4. Het bedrag, bedoeld in lid 1, wordt telkens met ingang van 1 januari
door Onze Minister van Sociale Zaken en Werkgelegenheid herzien overeenkomstig
de ontwikkeling van de contractlonen zoals deze voor het betrokken jaar, blijkens
bekendmaking in de Macro-Economische Verkenningen, in het voorafgaande jaar
is geraamd.
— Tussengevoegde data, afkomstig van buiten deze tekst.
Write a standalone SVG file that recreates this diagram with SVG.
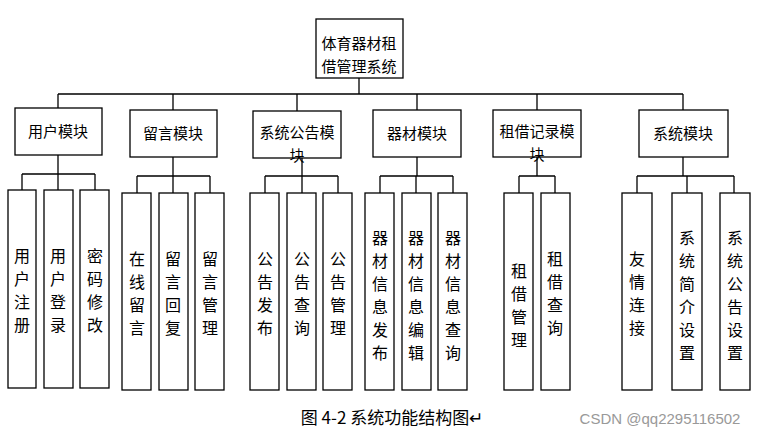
<svg xmlns="http://www.w3.org/2000/svg" width="772" height="438" viewBox="0 0 772 438">
<style>
rect{fill:#fff;stroke:#000;stroke-width:1.3}
.c line,.c path{stroke:#000;stroke-width:1.3;fill:none}
text{font-family:"Noto Sans CJK SC","Liberation Serif",serif;fill:#000;text-anchor:middle}
.m{font-size:15px}
.l{font-size:16px}
</style>
<rect x="0" y="0" width="772" height="438" style="fill:#fff;stroke:none"/>
<g class="c">
<path d="M359 78V94M58 94H683M58 94V108M173 94V110M297 94V111M417 94V110M537 94V110M683 94V110"/>
<path d="M58 155V174M22 174H95M22 174V190M58 174V190M95 174V190"/>
<path d="M173 157V176M137 176H210M137 176V193M173 176V193M210 176V193"/>
<path d="M302 158V176M265 176H338M265 176V193M302 176V193M338 176V193"/>
<path d="M417 157V176M380 176H453M380 176V193M416 176V193M453 176V193"/>
<path d="M537 157V176M519 176H555M519 176V193M555 176V193"/>
<path d="M683 157V176M637 176H734M637 176V193M687 176V193M734 176V193"/>
</g>
<g id="root"><rect x="316" y="19" width="87" height="59"/><text class="m" x="359" y="49">体育器材租</text><text class="m" x="359" y="72">借管理系统</text></g>
<g id="m1"><rect x="15" y="108" width="87" height="47"/><text class="m" x="58" y="137">用户模块</text></g>
<g id="m2"><rect x="130" y="110" width="87" height="47"/><text class="m" x="173" y="139">留言模块</text></g>
<g id="m3"><rect x="253" y="111" width="88" height="47"/><text class="m" x="297" y="138">系统公告模</text><text class="m" x="297" y="161">块</text></g>
<g id="m4"><rect x="373" y="110" width="88" height="47"/><text class="m" x="417" y="139">器材模块</text></g>
<g id="m5"><rect x="493" y="110" width="88" height="47"/><text class="m" x="537" y="137">租借记录模</text><text class="m" x="537" y="160">块</text></g>
<g id="m6"><rect x="639" y="110" width="89" height="47"/><text class="m" x="683" y="139">系统模块</text></g>
<g id="l1"><rect x="8" y="190" width="28" height="198"/><text class="l" x="22"><tspan x="22" y="262">用</tspan><tspan x="22" y="285">户</tspan><tspan x="22" y="308">注</tspan><tspan x="22" y="331">册</tspan></text></g>
<g id="l2"><rect x="44" y="190" width="29" height="198"/><text class="l"><tspan x="58" y="262">用</tspan><tspan x="58" y="285">户</tspan><tspan x="58" y="308">登</tspan><tspan x="58" y="331">录</tspan></text></g>
<g id="l3"><rect x="80" y="190" width="29" height="198"/><text class="l"><tspan x="95" y="262">密</tspan><tspan x="95" y="285">码</tspan><tspan x="95" y="308">修</tspan><tspan x="95" y="331">改</tspan></text></g>
<g id="l4"><rect x="122" y="193" width="29" height="197"/><text class="l"><tspan x="137" y="265">在</tspan><tspan x="137" y="288">线</tspan><tspan x="137" y="311">留</tspan><tspan x="137" y="334">言</tspan></text></g>
<g id="l5"><rect x="159" y="193" width="29" height="197"/><text class="l"><tspan x="173" y="265">留</tspan><tspan x="173" y="288">言</tspan><tspan x="173" y="311">回</tspan><tspan x="173" y="334">复</tspan></text></g>
<g id="l6"><rect x="195" y="193" width="29" height="197"/><text class="l"><tspan x="210" y="265">留</tspan><tspan x="210" y="288">言</tspan><tspan x="210" y="311">管</tspan><tspan x="210" y="334">理</tspan></text></g>
<g id="l7"><rect x="250" y="193" width="29" height="197"/><text class="l"><tspan x="265" y="265">公</tspan><tspan x="265" y="288">告</tspan><tspan x="265" y="311">发</tspan><tspan x="265" y="334">布</tspan></text></g>
<g id="l8"><rect x="287" y="193" width="29" height="197"/><text class="l"><tspan x="302" y="265">公</tspan><tspan x="302" y="288">告</tspan><tspan x="302" y="311">查</tspan><tspan x="302" y="334">询</tspan></text></g>
<g id="l9"><rect x="323" y="193" width="29" height="197"/><text class="l"><tspan x="338" y="265">公</tspan><tspan x="338" y="288">告</tspan><tspan x="338" y="311">管</tspan><tspan x="338" y="334">理</tspan></text></g>
<g id="l10"><rect x="365" y="193" width="29" height="197"/><text class="l"><tspan x="380" y="244">器</tspan><tspan x="380" y="267">材</tspan><tspan x="380" y="290">信</tspan><tspan x="380" y="313">息</tspan><tspan x="380" y="336">发</tspan><tspan x="380" y="359">布</tspan></text></g>
<g id="l11"><rect x="402" y="193" width="29" height="197"/><text class="l"><tspan x="416" y="244">器</tspan><tspan x="416" y="267">材</tspan><tspan x="416" y="290">信</tspan><tspan x="416" y="313">息</tspan><tspan x="416" y="336">编</tspan><tspan x="416" y="359">辑</tspan></text></g>
<g id="l12"><rect x="438" y="193" width="29" height="197"/><text class="l"><tspan x="453" y="244">器</tspan><tspan x="453" y="267">材</tspan><tspan x="453" y="290">信</tspan><tspan x="453" y="313">息</tspan><tspan x="453" y="336">查</tspan><tspan x="453" y="359">询</tspan></text></g>
<g id="l13"><rect x="504" y="193" width="29" height="197"/><text class="l"><tspan x="519" y="277">租</tspan><tspan x="519" y="300">借</tspan><tspan x="519" y="323">管</tspan><tspan x="519" y="346">理</tspan></text></g>
<g id="l14"><rect x="541" y="193" width="29" height="197"/><text class="l"><tspan x="555" y="265">租</tspan><tspan x="555" y="288">借</tspan><tspan x="555" y="311">查</tspan><tspan x="555" y="334">询</tspan></text></g>
<g id="l15"><rect x="622" y="193" width="30" height="197"/><text class="l"><tspan x="637" y="265">友</tspan><tspan x="637" y="288">情</tspan><tspan x="637" y="311">连</tspan><tspan x="637" y="334">接</tspan></text></g>
<g id="l16"><rect x="672" y="193" width="30" height="197"/><text class="l"><tspan x="687" y="244">系</tspan><tspan x="687" y="267">统</tspan><tspan x="687" y="290">简</tspan><tspan x="687" y="313">介</tspan><tspan x="687" y="336">设</tspan><tspan x="687" y="359">置</tspan></text></g>
<g id="l17"><rect x="720" y="193" width="30" height="197"/><text class="l"><tspan x="735" y="244">系</tspan><tspan x="735" y="267">统</tspan><tspan x="735" y="290">公</tspan><tspan x="735" y="313">告</tspan><tspan x="735" y="336">设</tspan><tspan x="735" y="359">置</tspan></text></g>
<text x="392" y="424" style="font-size:17px">图 4-2 系统功能结构图↵</text>
<text x="660" y="424" style="font-size:15px;fill:#999;font-family:'Liberation Sans','Noto Sans',sans-serif">CSDN @qq2295116502</text>
</svg>
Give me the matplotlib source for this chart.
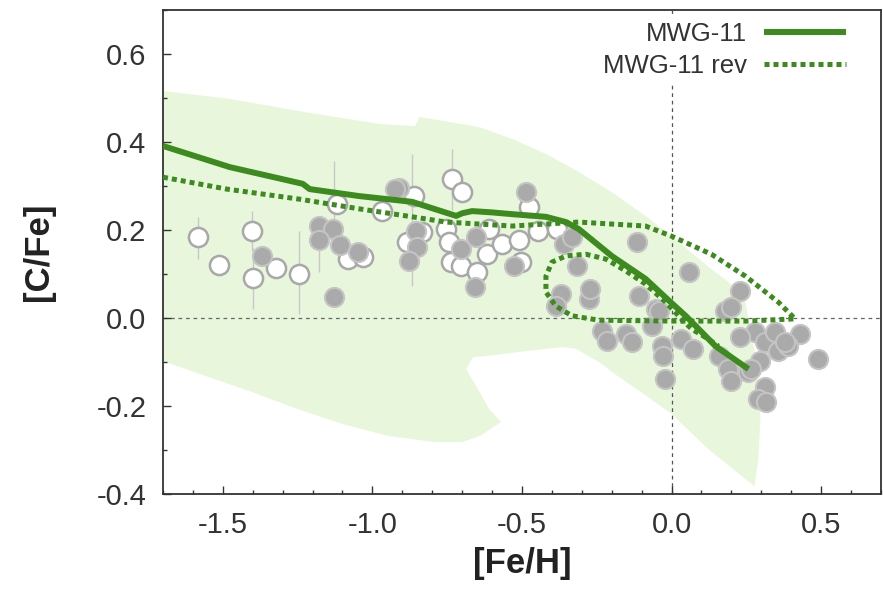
"""[C/Fe] vs [Fe/H] with MWG-11 model tracks
"""
import numpy as np
import matplotlib.pyplot as plt

plt.rcParams['font.family'] = ['Liberation Sans', 'DejaVu Sans']

# observed stars, open symbols
white_feh = [-1.583, -1.513, -1.403, -1.400, -1.323, -1.247, -1.117, -1.083,
             -1.033, -0.967, -0.860, -0.883, -0.833, -0.733, -0.700, -0.753,
             -0.743, -0.737, -0.703, -0.650, -0.617, -0.610, -0.567, -0.510,
             -0.503, -0.477, -0.447, -0.383]
white_cfe = [0.184, 0.120, 0.198, 0.091, 0.114, 0.101, 0.259, 0.134,
             0.139, 0.243, 0.277, 0.173, 0.195, 0.316, 0.286, 0.202,
             0.173, 0.127, 0.118, 0.105, 0.145, 0.202, 0.168, 0.177,
             0.127, 0.252, 0.198, 0.202]

# observed stars, filled symbols
gray_feh = [-1.370, -1.177, -1.133, -1.180, -1.110, -1.047, -1.130, -0.910,
            -0.923, -0.853, -0.850, -0.877, -0.703, -0.653, -0.657, -0.527,
            -0.487, -0.360, -0.333, -0.317, -0.117, 0.057, 0.230, 0.180,
            0.200, -0.370, -0.387, -0.277, -0.273, -0.110, -0.053, -0.233,
            -0.217, -0.153, -0.133, -0.067, -0.033, -0.027, -0.023, 0.030,
            0.073, 0.157, 0.190, 0.200, 0.280, 0.313, 0.357, 0.297,
            0.347, 0.257, 0.313, 0.290, 0.317, 0.430, 0.490, 0.390,
            0.380, 0.230, 0.267, -0.043]
gray_cfe = [0.141, 0.209, 0.202, 0.177, 0.166, 0.150, 0.048, 0.295,
            0.293, 0.198, 0.161, 0.130, 0.157, 0.184, 0.070, 0.118,
            0.286, 0.168, 0.184, 0.118, 0.173, 0.105, 0.061, 0.016,
            0.025, 0.055, 0.027, 0.043, 0.066, 0.050, 0.020, -0.030,
            -0.052, -0.036, -0.055, -0.018, -0.064, -0.086, -0.139, -0.048,
            -0.070, -0.086, -0.116, -0.143, -0.032, -0.055, -0.075, -0.098,
            -0.032, -0.123, -0.157, -0.184, -0.191, -0.036, -0.093, -0.064,
            -0.055, -0.043, -0.116, 0.016]

# error bars (x, low, high)
err_x = [-1.583, -1.403, -1.400, -1.247, -1.130, -1.180, -0.867, -0.733]
err_lo = [0.134, 0.153, 0.020, 0.009, 0.157, 0.105, 0.073, 0.245]
err_hi = [0.230, 0.243, 0.160, 0.198, 0.357, 0.180, 0.373, 0.384]

# shaded region outline
band_x = [-1.70, -1.477, -1.243, -0.977, -0.857, -0.843, -0.643, -0.533,
          -0.420, -0.310, -0.200, -0.087, 0.000, 0.080, 0.133, 0.190,
          0.247, 0.257, 0.283, 0.297, 0.290, 0.277, 0.247, 0.123,
          0.000, -0.103, -0.180, -0.243, -0.320, -0.363, -0.487, -0.610,
          -0.663, -0.687, -0.653, -0.610, -0.570, -0.640, -0.700, -0.793,
          -0.947, -1.100, -1.250, -1.403, -1.557, -1.70]
band_y = [0.516, 0.498, 0.470, 0.441, 0.436, 0.457, 0.434, 0.407,
          0.373, 0.332, 0.286, 0.232, 0.186, 0.141, 0.111, 0.082,
          0.036, -0.002, -0.093, -0.230, -0.320, -0.382, -0.366, -0.298,
          -0.218, -0.168, -0.132, -0.100, -0.070, -0.066, -0.075, -0.086,
          -0.089, -0.116, -0.155, -0.207, -0.236, -0.268, -0.282, -0.282,
          -0.268, -0.241, -0.207, -0.168, -0.132, -0.098]

# MWG-11 model
mwg_feh = [-1.70, -1.477, -1.233, -1.210, -1.043, -0.867, -0.720, -0.700,
           -0.667, -0.600, -0.533, -0.420, -0.353, -0.310, -0.200, -0.087,
           0.000, 0.047, 0.147, 0.223, 0.257]
mwg_cfe = [0.391, 0.343, 0.305, 0.293, 0.277, 0.264, 0.232, 0.238,
           0.243, 0.240, 0.236, 0.230, 0.218, 0.202, 0.141, 0.089,
           0.034, 0.005, -0.064, -0.100, -0.116]

# MWG-11 rev model
rev_feh = [-1.70, -1.487, -1.243, -1.043, -0.867, -0.753, -0.533, -0.310,
           -0.087, 0.000, 0.133, 0.247, 0.357, 0.413, 0.247, 0.000,
           -0.243, -0.333, -0.387, -0.420, -0.420, -0.400, -0.353, -0.287,
           -0.220, -0.153, -0.087, -0.020, 0.033, 0.067, 0.123, 0.157]
rev_cfe = [0.320, 0.293, 0.270, 0.248, 0.230, 0.218, 0.209, 0.218,
           0.209, 0.186, 0.145, 0.095, 0.036, -0.002, -0.007, -0.007,
           -0.005, 0.005, 0.027, 0.059, 0.095, 0.127, 0.141, 0.145,
           0.134, 0.107, 0.077, 0.036, -0.002, -0.025, -0.048, -0.064]

green = '#3d8b1f'

fig = plt.figure(figsize=(8.83, 5.89), dpi=100)
ax = fig.add_axes([0.1846, 0.1613, 0.8131, 0.8217])

ax.fill(band_x, band_y, color='#e8f7dc', lw=0, zorder=0)
ax.axhline(0, color='#666666', lw=0.9, ls=(0, (3, 3)), zorder=1)
ax.axvline(0, color='#555555', lw=0.9, ls=(0, (3, 3)), zorder=1)

ax.vlines(err_x, err_lo, err_hi, color='#c8c8c8', lw=1.0, zorder=2)
ax.scatter(white_feh, white_cfe, s=190, facecolor='white',
           edgecolor='#a8a8a8', linewidth=1.8, zorder=3)
ax.scatter(gray_feh, gray_cfe, s=190, facecolor='#aaaaaa',
           edgecolor='#c4c4c4', linewidth=1.5, zorder=3)

ax.plot(mwg_feh, mwg_cfe, color=green, lw=4.3, solid_capstyle='butt',
        label='MWG-11', zorder=4)
ax.plot(rev_feh, rev_cfe, color=green, lw=3.6, ls=(0, (1, 0.8)),
        dash_capstyle='butt', label='MWG-11 rev', zorder=4)

ax.set_xlim(-1.7, 0.7)
ax.set_ylim(-0.4, 0.7)
ax.set_xticks([-1.5, -1.0, -0.5, 0.0, 0.5])
ax.set_xticks(np.arange(-1.7, 0.71, 0.1), minor=True)
ax.set_yticks([-0.4, -0.2, 0.0, 0.2, 0.4, 0.6])
ax.set_yticks(np.arange(-0.4, 0.71, 0.1), minor=True)
ax.set_xticklabels(['-1.5', '-1.0', '-0.5', '0.0', '0.5'])
ax.set_yticklabels(['-0.4', '-0.2', '0.0', '0.2', '0.4', '0.6'])
ax.tick_params(which='both', direction='in', colors='#333333',
               labelsize=21, width=1.0)
ax.tick_params(which='major', length=6, pad=12)
ax.tick_params(which='minor', length=3)
for sp in ax.spines.values():
    sp.set_color('#333333')
    sp.set_linewidth(1.3)

ax.set_xlabel('[Fe/H]', fontsize=25, fontweight='bold', color='#222222',
              labelpad=6)
ax.set_ylabel('[C/Fe]', fontsize=25, fontweight='bold', color='#222222',
              labelpad=30)

leg = ax.legend(loc='upper right', bbox_to_anchor=(0.962, 0.991),
                markerfirst=False, fontsize=18.5,
                handlelength=3.2, handletextpad=0.65, labelspacing=0.3,
                borderpad=0.3, borderaxespad=0.0, frameon=True)
leg.get_frame().set_facecolor('white')
leg.get_frame().set_edgecolor('none')
leg.get_frame().set_alpha(1)
for t in leg.get_texts():
    t.set_color('#333333')

plt.savefig('out.png')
Het bedrag wordt daarbij afgerond op het naaste veelvoud van € 1 000,–.
Het herziene bedrag is uitsluitend van toepassing op verzoekschriften tot
ontbinding van de arbeidsovereenkomst die op of na de datum van herziening
zijn ingediend.
ARTIKEL II
In de Overgangswet nieuw Burgerlijk Wetboek wordt na artikel 223 een artikel
ingevoegd, luidende:
Artikel 224
Artikel 685, lid 8, van Boek 7, zoals dat luidde voor het tijdstip van
het in werking treden van de wet van .... (Stb. ...), blijft van toepassing
op verzoekschriften die zijn ingediend vóór dat tijdstip.
ARTIKEL III
Deze wet treedt in werking met ingang van de dag na de datum van uitgifte
van het Staatsblad waarin zij wordt geplaatst.
Lasten en bevelen dat deze in het Staatsblad zal worden geplaatst en dat
alle ministeries, autoriteiten, colleges en ambtenaren wie zulks aangaat,
aan de nauwkeurige uitvoering de hand zullen houden.